Tens of thousands of Australians will be impacted by proposed welfare reform measures. It’s time for our political leaders to support, not punish vulnerable people, writes Jesuit Social Services Media Relations Manager KATHRYN KERNOHAN.

In 2017 the Federal Government courted controversy by proposing to drug test welfare recipients, despite evidence from several US states that punitive approaches do not work.

Fortunately these plans, strongly opposed by drug and alcohol experts and the community services sector, were reportedly abandoned by the Federal Government in December due to a lack of Senate support.

Image credit: Dan Peled, AAP

However, last week’s news that the Federal Government is close to securing support for other elements of its welfare overhaul from the Nick Xenophon Team has rightly been met with concern and trepidation by experts such as the Australian Council of Social Service (ACOSS).

The legislation proposes a demerit-point system where welfare recipients can lose points for missing interviews or appointments among other so-called infringements. Those who reach a certain threshold stand to have their income support cancelled for four weeks.

When this was flagged in the 2017-18 Federal Budget, News Corp media outlets predictably ran headlines about the Government cracking down on “lazy welfare bludgers” who are “taking taxpayers for a ride”.

Like the current media hysteria around African ‘youth gangs’ that sidestep statistics showing youth crime in Victoria is decreasing, these stories and the policies that feed them merely serve to stigmatise some of the most vulnerable members of our community.

People who receive income support are among the most marginalized, including people experiencing long-term unemployment, drug and alcohol problems, mental illness and people from newly arrived communities.

A small number of communities are overburdened by multiple and complex forms of disadvantage, as illustrated by the Dropping off the Edge research conducted by Jesuit Social Services and Catholic Social Services Australia most recently published in 2015.

What this means is that some disadvantaged people can lead chaotic lives, where tasks such as attending appointments can be challenging for a variety of reasons (such as but not limited to health problems, mental illness or inadequate transport).

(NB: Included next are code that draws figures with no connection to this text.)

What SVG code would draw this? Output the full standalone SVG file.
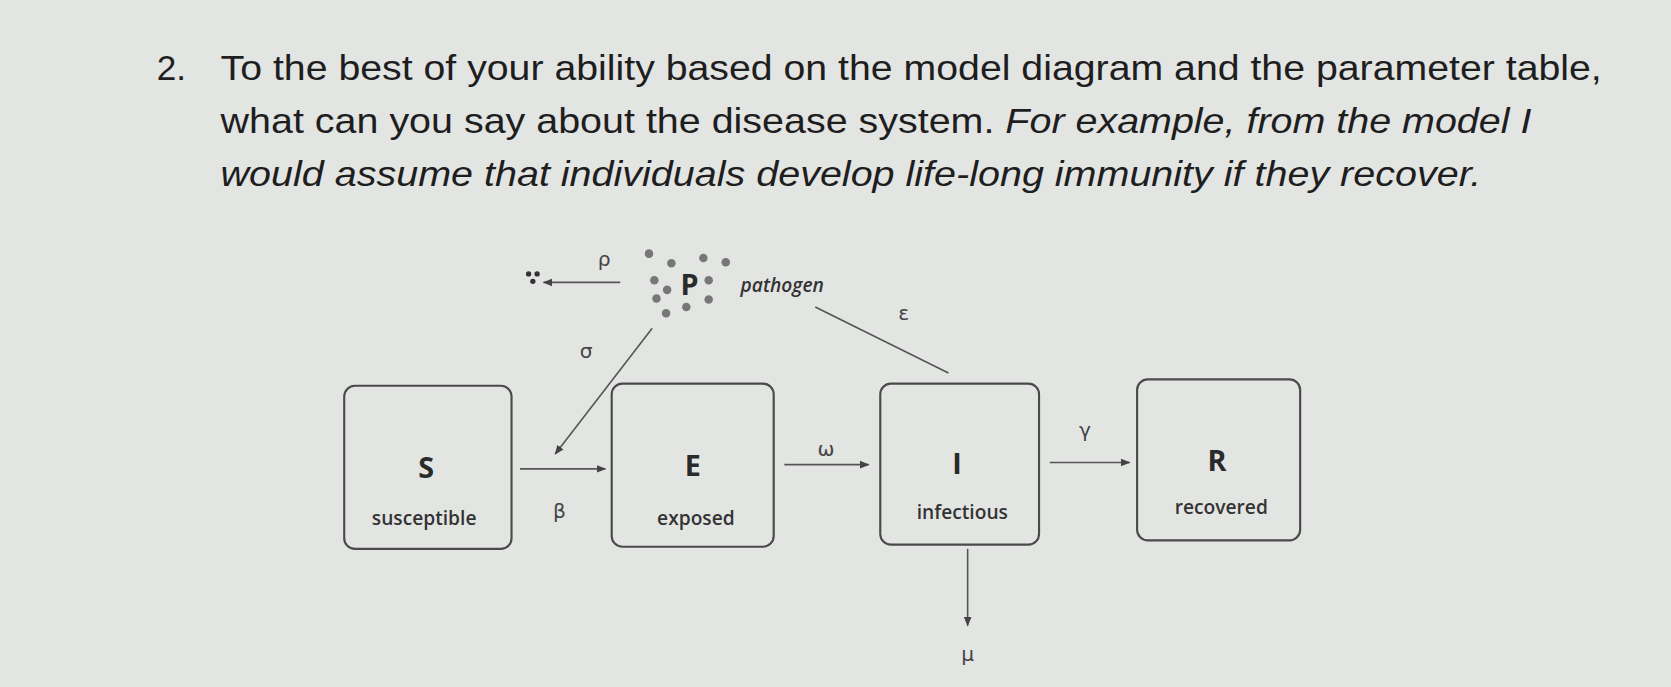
<svg xmlns="http://www.w3.org/2000/svg" width="1671" height="687" viewBox="0 0 1671 687">
<style>
.t{font-family:"Liberation Sans",Arial,sans-serif;font-size:33px;fill:#1e1e1e}
.box{fill:none;stroke:#4a4a4a;stroke-width:2}
.big{font-family:"Open Sans","DejaVu Sans",sans-serif;font-weight:bold;font-size:27px;fill:#2a2a2a;text-anchor:middle}
.lb{font-family:"Open Sans","DejaVu Sans",sans-serif;font-size:18px;font-weight:600;fill:#333;text-anchor:middle}
.gk{font-family:"DejaVu Sans",sans-serif;font-size:19px;fill:#444;text-anchor:middle}
.ln{stroke:#555;stroke-width:1.5;fill:none}
.dot{fill:#777}
</style>
<defs><marker id="a" viewBox="0 0 10 10" refX="9" refY="5" markerWidth="6" markerHeight="6" orient="auto"><path d="M0,1 L10,5 L0,9 Z" fill="#444"/></marker></defs>
<rect width="1671" height="687" fill="#e3e5e3"/>
<g transform="scale(1.0657)">
<g id="title">
<text class="t" x="147" y="75">2.</text>
<text class="t" x="207" y="75" textLength="1296" lengthAdjust="spacingAndGlyphs">To the best of your ability based on the model diagram and the parameter table,</text>
<text class="t" x="207" y="125" textLength="1230" lengthAdjust="spacingAndGlyphs">what can you say about the disease system. <tspan font-style="italic">For example, from the model I</tspan></text>
<text class="t" x="207" y="175" font-style="italic" textLength="1183" lengthAdjust="spacingAndGlyphs">would assume that individuals develop life-long immunity if they recover.</text>
</g>
<g id="connectors">
<line class="ln" x1="488" y1="440" x2="568" y2="440" marker-end="url(#a)"/>
<line class="ln" x1="736" y1="436" x2="815" y2="436" marker-end="url(#a)"/>
<line class="ln" x1="985" y1="434" x2="1060" y2="434" marker-end="url(#a)"/>
<line class="ln" x1="908" y1="515" x2="908" y2="587" marker-end="url(#a)"/>
<line class="ln" x1="582" y1="265" x2="510" y2="265" marker-end="url(#a)"/>
<line class="ln" x1="612" y1="308" x2="521" y2="426" marker-end="url(#a)"/>
<line class="ln" x1="890" y1="350" x2="765" y2="288" stroke="#888" stroke-width="1"/>
<text class="gk" x="525" y="486">β</text>
<text class="gk" x="775" y="428">ω</text>
<text class="gk" x="1018" y="410">γ</text>
<text class="gk" x="908" y="620">μ</text>
<text class="gk" x="567" y="250">ρ</text>
<text class="gk" x="550" y="336">σ</text>
<text class="gk" x="848" y="300">ε</text>
</g>
<g id="sink"><circle cx="496" cy="257" r="2.5" fill="#333"/><circle cx="504" cy="257" r="2.5" fill="#333"/><circle cx="500" cy="264" r="2.5" fill="#333"/></g>
<g id="P">
<circle class="dot" cx="609" cy="238" r="4"/><circle class="dot" cx="630" cy="247" r="4"/><circle class="dot" cx="660" cy="242" r="4"/><circle class="dot" cx="681" cy="246" r="4"/>
<circle class="dot" cx="614" cy="263" r="4"/><circle class="dot" cx="626" cy="272" r="4"/><circle class="dot" cx="665" cy="263" r="4"/>
<circle class="dot" cx="616" cy="280" r="4"/><circle class="dot" cx="644" cy="288" r="4"/><circle class="dot" cx="665" cy="281" r="4"/><circle class="dot" cx="625" cy="294" r="4"/>
<text class="big" x="647" y="277">P</text>
<text class="lb" x="734" y="274" font-style="italic">pathogen</text>
</g>
<g id="S"><rect class="box" x="323" y="362" width="157" height="153" rx="10"/><text class="big" x="400" y="449">S</text><text class="lb" x="398" y="493">susceptible</text></g>
<g id="E"><rect class="box" x="574" y="360" width="152" height="153" rx="10"/><text class="big" x="650" y="447">E</text><text class="lb" x="653" y="493">exposed</text></g>
<g id="I"><rect class="box" x="826" y="360" width="149" height="151" rx="10"/><text class="big" x="898" y="445">I</text><text class="lb" x="903" y="487">infectious</text></g>
<g id="R"><rect class="box" x="1067" y="356" width="153" height="151" rx="10"/><text class="big" x="1142" y="442">R</text><text class="lb" x="1146" y="482">recovered</text></g>
</g>
</svg>
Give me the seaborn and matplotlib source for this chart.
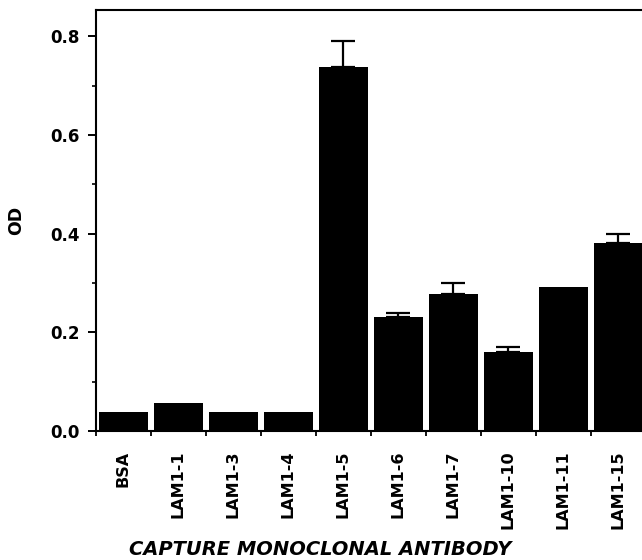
import matplotlib
matplotlib.use("Agg")
import matplotlib.pyplot as plt
import seaborn as sns
import numpy as np
import pandas as pd
from matplotlib.ticker import MultipleLocator, FixedLocator

categories = ["BSA", "LAM1-1", "LAM1-3", "LAM1-4", "LAM1-5", "LAM1-6",
              "LAM1-7", "LAM1-10", "LAM1-11", "LAM1-15"]
od_values = [0.039, 0.056, 0.039, 0.039, 0.738, 0.230, 0.278, 0.161, 0.291, 0.380]
od_errors = [0.0, 0.0, 0.0, 0.0, 0.052, 0.009, 0.021, 0.010, 0.0, 0.019]
y_ticks = [0.0, 0.2, 0.4, 0.6, 0.8]
y_ticklabels = ["0.0", "0.2", "0.4", "0.6", "0.8"]

sns.set_theme(style="ticks")
plt.rcParams["font.family"] = ["DejaVu Sans"]
plt.rcParams["text.color"] = "black"
plt.rcParams["axes.labelcolor"] = "black"
plt.rcParams["xtick.color"] = "black"
plt.rcParams["ytick.color"] = "black"

fig = plt.figure(figsize=(6.42, 5.6), dpi=100)
ax = fig.add_axes([96 / 642, 129 / 560, 549.5 / 642, 421 / 560])

df = pd.DataFrame({"antibody": categories, "od": od_values})
sns.barplot(data=df, x="antibody", y="od", color="black", saturation=1,
            width=0.89, linewidth=0, errorbar=None, ax=ax)

# one-sided (upper) error bars
xs = [i for i, e in enumerate(od_errors) if e > 0]
ys = [od_values[i] for i in xs]
es = [od_errors[i] for i in xs]
ax.errorbar(xs, ys, yerr=[np.zeros(len(es)), es], fmt="none", ecolor="black",
            elinewidth=1.6, capsize=8.3, capthick=1.6)

ax.set_xlim(-0.5, len(categories) - 0.5)
ax.set_ylim(0, 0.853)

ax.set_yticks(y_ticks)
ax.set_yticklabels(y_ticklabels, fontsize=12, fontweight="bold", color="black")
ax.yaxis.set_minor_locator(MultipleLocator(0.1))
ax.tick_params(axis="y", which="major", direction="out", length=6, width=1.4,
               pad=6, colors="black")
ax.tick_params(axis="y", which="minor", direction="out", length=3, width=1.2,
               colors="black")

ax.set_xticks(range(len(categories)))
ax.set_xticklabels(categories, rotation=90, fontsize=11.5, fontweight="bold",
                   va="top", ha="center", color="black")
ax.xaxis.set_minor_locator(FixedLocator([i + 0.5 for i in range(-1, len(categories))]))
ax.tick_params(axis="x", which="major", length=0, pad=14, colors="black")
ax.tick_params(axis="x", which="minor", direction="out", length=3.5, width=1.3,
               colors="black")

for side in ["left", "top", "bottom", "right"]:
    ax.spines[side].set_visible(True)
    ax.spines[side].set_color("black")
    ax.spines[side].set_linewidth(1.5)

ax.set_ylabel("OD", fontsize=12.5, fontweight="bold", color="black")
ax.yaxis.set_label_coords(-0.129, 0.5)
ax.set_xlabel("CAPTURE MONOCLONAL ANTIBODY", fontsize=14, fontweight="bold",
              fontstyle="italic", color="black")
ax.xaxis.set_label_coords(0.4077, -0.258)

fig.savefig("out.png", dpi=100, facecolor="white")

The Share the Pie campaign launched by the Brotherhood of St Laurence in 2017 showed that a single person on a Newstart allowance lives $176 below the poverty line.

As the President of ACOSS Tony Reidy told Guardian Australia, cutting the payments of people on the margins of society for compliance reasons will “likely increase homelessness and financial hardship”.

Other proposed welfare reform measures include a removal of ‘intent to claim’ provisions which ACOSS says will impact groups including people fleeing family violence and people in hospital, and a shift for some unemployed people to start receiving income support from the date of their first interview with a job service provider instead of the date of their claim.

ACOSS estimates that tens of thousands of Australians will be left worse off if the bill is passed.

Jesuit Social Services stands with ACOSS to call on the Senate crossbench to oppose this bill, and focus on solutions to improve the lives of vulnerable Australians instead of punishment to make their lives harder.